◆ DATA PROVIDED
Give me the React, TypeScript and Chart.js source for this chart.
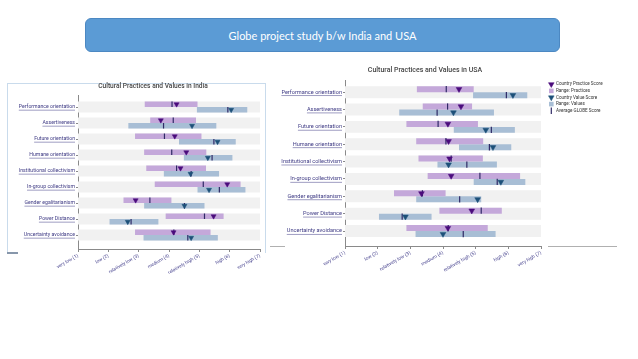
import React, { useEffect, useRef } from 'react';
import { Chart, registerables } from 'chart.js';

Chart.register(...registerables);

// ---------- data ----------
const categories = [
  'Performance orientation',
  'Assertiveness',
  'Future orientation',
  'Humane orientation',
  'Institutional collectivism',
  'In-group collectivism',
  'Gender egalitarianism',
  'Power Distance',
  'Uncertainty avoidance',
];
const scaleLabels = [
  'very low (1)',
  'low (2)',
  'relatively low (3)',
  'medium (4)',
  'relatively high (5)',
  'high (6)',
  'very high (7)',
];
const practiceRangeMin = [3.2, 3.38, 2.88, 3.18, 3.25, 3.53, 2.5, 3.89, 2.88];
const practiceRangeMax = [4.94, 4.89, 5.07, 5.23, 5.22, 6.36, 4.08, 5.8, 5.37];
const valueRangeMin = [4.92, 2.66, 4.33, 4.49, 3.83, 4.94, 3.18, 2.04, 3.16];
const valueRangeMax = [6.58, 5.56, 6.2, 6.09, 5.65, 6.52, 5.17, 3.65, 5.61];
const globePracticeAvg = [4.1, 4.14, 3.85, 4.09, 4.25, 5.13, 3.37, 5.17, 4.16];
const globeValueAvg = [5.94, 3.82, 5.48, 5.42, 4.73, 5.66, 4.51, 2.75, 4.62];
const indiaPractice = [4.25, 3.73, 4.19, 4.57, 4.38, 5.92, 2.9, 5.47, 4.15];
const indiaValue = [6.05, 4.76, 5.6, 5.28, 4.71, 5.32, 4.51, 2.64, 4.73];
const usaPractice = [4.49, 4.55, 4.15, 4.17, 4.2, 4.25, 3.34, 4.88, 4.15];
const usaValue = [6.14, 4.32, 5.31, 5.53, 4.17, 5.77, 5.06, 2.85, 4.0];

// ---------- styles ----------
const C_PRACTICE_RANGE = '#c4a8da';
const C_VALUE_RANGE = '#a8bed5';
const C_PRACTICE_SCORE = '#4b0c7c';
const C_VALUE_SCORE = '#1d5079';
const C_AVG = '#2f2a66';
const C_BAND = '#f1f1f1';
const C_YTICK = '#3e3a84';
const C_XTICK = '#4a4690';
const C_AXIS = '#8a8a8a';
const BAND_SHARE = 0.69;
const FONT = 'Roboto';

const underlinePlugin = {
  id: 'underlineTicks',
  afterDraw(chart: any) {
    const scale = chart.scales.y;
    if (!scale) return;
    const ctx = chart.ctx;
    const items = scale.getLabelItems();
    ctx.save();
    ctx.strokeStyle = C_YTICK;
    ctx.lineWidth = 0.5;
    for (const it of items) {
      ctx.font = it.font.string;
      const w = ctx.measureText(String(it.label)).width;
      const [x, y] = it.options.translation;
      const yy = y + it.font.size * 0.55 + 0.3;
      ctx.beginPath();
      ctx.moveTo(x - w, yy);
      ctx.lineTo(x, yy);
      ctx.stroke();
    }
    ctx.restore();
  },
};

type ChartProps = {
  title: string;
  practice: number[];
  value: number[];
  left: number;
  top: number;
  width: number;
  height: number;
  yAxisWidth: number;
  xAxisHeight: number;
  rightGap: number;
  yMin: number;
  yMax: number;
  padLeft: number;
  padRight: number;
  titleSize: number;
  titlePadTop: number;
  titlePadBottom: number;
  yLabelSize: number;
  xLabelSize: number;
  markerRadius: number;
  showLegend: boolean;
};

function GlobeChart(p: ChartProps) {
  const ref = useRef<HTMLCanvasElement>(null);
  useEffect(() => {
    const canvas = ref.current;
    if (!canvas) return;
    const off = BAND_SHARE / 4;
    const chart = new Chart(canvas, {
      type: 'bar',
      data: {
        datasets: [
          {
            type: 'scatter',
            label: 'Country Practice Score',
            data: p.practice.map((v, i) => ({ x: v, y: i - off })),
            pointStyle: 'triangle',
            rotation: 180,
            pointRadius: p.markerRadius,
            backgroundColor: C_PRACTICE_SCORE,
            borderColor: C_PRACTICE_SCORE,
            borderWidth: 0.5,
            yAxisID: 'y',
            order: 1,
          },
          {
            type: 'bar',
            label: 'Range: Practices',
            data: categories.map((_, i) => ({ x: [practiceRangeMin[i], practiceRangeMax[i]], y: i })),
            backgroundColor: C_PRACTICE_RANGE,
            pointStyle: 'rect',
            categoryPercentage: BAND_SHARE,
            barPercentage: 1,
            grouped: true,
            yAxisID: 'y',
            order: 5,
          },
          {
            type: 'scatter',
            label: 'Country Value Score',
            data: p.value.map((v, i) => ({ x: v, y: i + off })),
            pointStyle: 'triangle',
            rotation: 180,
            pointRadius: p.markerRadius,
            backgroundColor: C_VALUE_SCORE,
            borderColor: C_VALUE_SCORE,
            borderWidth: 0.5,
            yAxisID: 'y',
            order: 1,
          },
          {
            type: 'bar',
            label: 'Range: Values',
            data: categories.map((_, i) => ({ x: [valueRangeMin[i], valueRangeMax[i]], y: i })),
            backgroundColor: C_VALUE_RANGE,
            pointStyle: 'rect',
            categoryPercentage: BAND_SHARE,
            barPercentage: 1,
            grouped: true,
            yAxisID: 'y',
            order: 5,
          },
          {
            type: 'scatter',
            label: 'Average GLOBE Score',
            data: globePracticeAvg.map((v, i) => ({ x: v, y: i - off })),
            pointStyle: 'line',
            rotation: 90,
            pointRadius: p.markerRadius * 0.95,
            backgroundColor: C_AVG,
            borderColor: C_AVG,
            borderWidth: 1.2,
            yAxisID: 'y',
            order: 2,
          },
          {
            type: 'scatter',
            label: '',
            data: globeValueAvg.map((v, i) => ({ x: v, y: i + off })),
            pointStyle: 'line',
            rotation: 90,
            pointRadius: p.markerRadius * 0.95,
            backgroundColor: C_AVG,
            borderColor: C_AVG,
            borderWidth: 1.2,
            yAxisID: 'y',
            order: 2,
          },
          {
            type: 'bar',
            label: '',
            data: categories.map((_, i) => ({ x: [1, scaleLabels.length], y: i })),
            backgroundColor: C_BAND,
            categoryPercentage: BAND_SHARE,
            barPercentage: 1,
            grouped: false,
            yAxisID: 'y',
            order: 10,
          },
        ] as any,
      },
      options: {
        responsive: false,
        maintainAspectRatio: false,
        animation: false,
        events: [],
        indexAxis: 'y',
        layout: { padding: { left: p.padLeft, right: p.padRight, top: 0, bottom: 0 } },
        scales: {
          x: {
            type: 'linear',
            min: 1,
            max: scaleLabels.length,
            offset: false,
            afterBuildTicks: (s: any) => {
              s.ticks = scaleLabels.map((_, i) => ({ value: i + 1 }));
            },
            afterFit: (s: any) => {
              s.height = p.xAxisHeight;
            },
            ticks: {
              autoSkip: false,
              minRotation: 30,
              maxRotation: 30,
              padding: 1,
              color: C_XTICK,
              font: { family: FONT, size: p.xLabelSize },
              callback: (_v: any, i: number) => scaleLabels[i],
            },
            grid: { drawOnChartArea: false, tickLength: 3, color: C_AXIS, offset: false },
            border: { color: C_AXIS, width: 1 },
          },
          y: {
            type: 'linear',
            reverse: true,
            min: p.yMin,
            max: p.yMax,
            offset: false,
            afterBuildTicks: (s: any) => {
              s.ticks = categories.map((_, i) => ({ value: i }));
            },
            afterFit: (s: any) => {
              s.width = p.yAxisWidth;
            },
            ticks: {
              autoSkip: false,
              padding: 1,
              color: C_YTICK,
              font: { family: FONT, size: p.yLabelSize },
              callback: (_v: any, i: number) => categories[i],
            },
            grid: { drawOnChartArea: false, tickLength: 2, color: C_AXIS, offset: false },
            border: { color: C_AXIS, width: 1 },
          },
          yGap: {
            type: 'linear',
            axis: 'y',
            position: 'right',
            display: true,
            ticks: { display: false },
            grid: { display: false, drawTicks: false },
            border: { display: false },
            afterFit: (s: any) => {
              s.width = p.rightGap;
            },
          },
        } as any,
        plugins: {
          title: {
            display: true,
            text: p.title,
            color: '#444',
            font: { family: FONT, size: p.titleSize, weight: '500' as any },
            padding: { top: p.titlePadTop, bottom: p.titlePadBottom },
          },
          legend: {
            display: p.showLegend,
            position: 'right',
            align: 'start',
            fullSize: false,
            labels: {
              usePointStyle: true,
              boxWidth: 5,
              boxHeight: 5,
              padding: 2,
              color: '#333',
              font: { family: FONT, size: 4.6 },
              filter: (item: any) => item.datasetIndex <= 4,
              sort: (a: any, b: any) => a.datasetIndex - b.datasetIndex,
            },
          },
          tooltip: { enabled: false },
        },
      } as any,
      plugins: [underlinePlugin],
    });
    return () => chart.destroy();
  }, []);
  return (
    <canvas
      ref={ref}
      width={p.width}
      height={p.height}
      style={{ position: 'absolute', left: p.left, top: p.top, width: p.width, height: p.height }}
    />
  );
}

export default function App() {
  return (
    <div
      style={{
        position: 'fixed',
        left: 0,
        top: 0,
        width: 638,
        height: 359,
        background: '#fff',
        overflow: 'hidden',
      }}
    >
      <div
        style={{
          position: 'absolute',
          left: 85,
          top: 18,
          width: 475,
          height: 34,
          background: '#5b9bd5',
          border: '1px solid #4c88c2',
          borderRadius: 6,
          boxSizing: 'border-box',
          color: '#fff',
          display: 'flex',
          alignItems: 'center',
          justifyContent: 'center',
          fontFamily: 'Lato',
          fontSize: 11,
        }}
      >
        Globe project study b/w India and USA
      </div>
      <div
        style={{
          position: 'absolute',
          left: 7,
          top: 83,
          width: 259,
          height: 170,
          borderTop: '1px solid #c9dbec',
          borderLeft: '1px solid #c9dbec',
          borderRight: '1px solid #c9dbec',
          boxSizing: 'border-box',
        }}
      />
      <div style={{ position: 'absolute', left: 7, top: 252, width: 11, height: 2, background: '#8797ab' }} />
      <div style={{ position: 'absolute', left: 270, top: 246, width: 15, height: 1, background: '#b0b0b0' }} />
      <div style={{ position: 'absolute', left: 548, top: 246, width: 69, height: 1, background: '#b0b0b0' }} />
      <GlobeChart
        title="Cultural Practices and Values in India"
        practice={indiaPractice}
        value={indiaValue}
        left={8}
        top={80}
        width={290}
        height={210}
        yAxisWidth={70}
        xAxisHeight={41}
        rightGap={38}
        yMin={-0.75}
        yMax={8.875}
        padLeft={0}
        padRight={0}
        titleSize={6.6}
        titlePadTop={2.3}
        titlePadBottom={4.8}
        yLabelSize={5.2}
        xLabelSize={4.7}
        markerRadius={2.9}
        showLegend={false}
      />
      <GlobeChart
        title="Cultural Practices and Values in USA"
        practice={usaPractice}
        value={usaValue}
        left={210}
        top={60}
        width={428}
        height={227}
        yAxisWidth={103}
        xAxisHeight={41}
        rightGap={6}
        yMin={-0.7}
        yMax={8.86}
        padLeft={32}
        padRight={30}
        titleSize={7}
        titlePadTop={5.8}
        titlePadBottom={5.8}
        yLabelSize={5.6}
        xLabelSize={4.8}
        markerRadius={3.3}
        showLegend={true}
      />
    </div>
  );
}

◆ GIVEN INSTRUCTION
Leave the pictures out and please restate exactly the lines running from the start of the material through the one with "Chart.register(...registerables);".

◆ OUTPUT
Give me the React, TypeScript and Chart.js source for this chart.
import React, { useEffect, useRef } from 'react';
import { Chart, registerables } from 'chart.js';

Chart.register(...registerables);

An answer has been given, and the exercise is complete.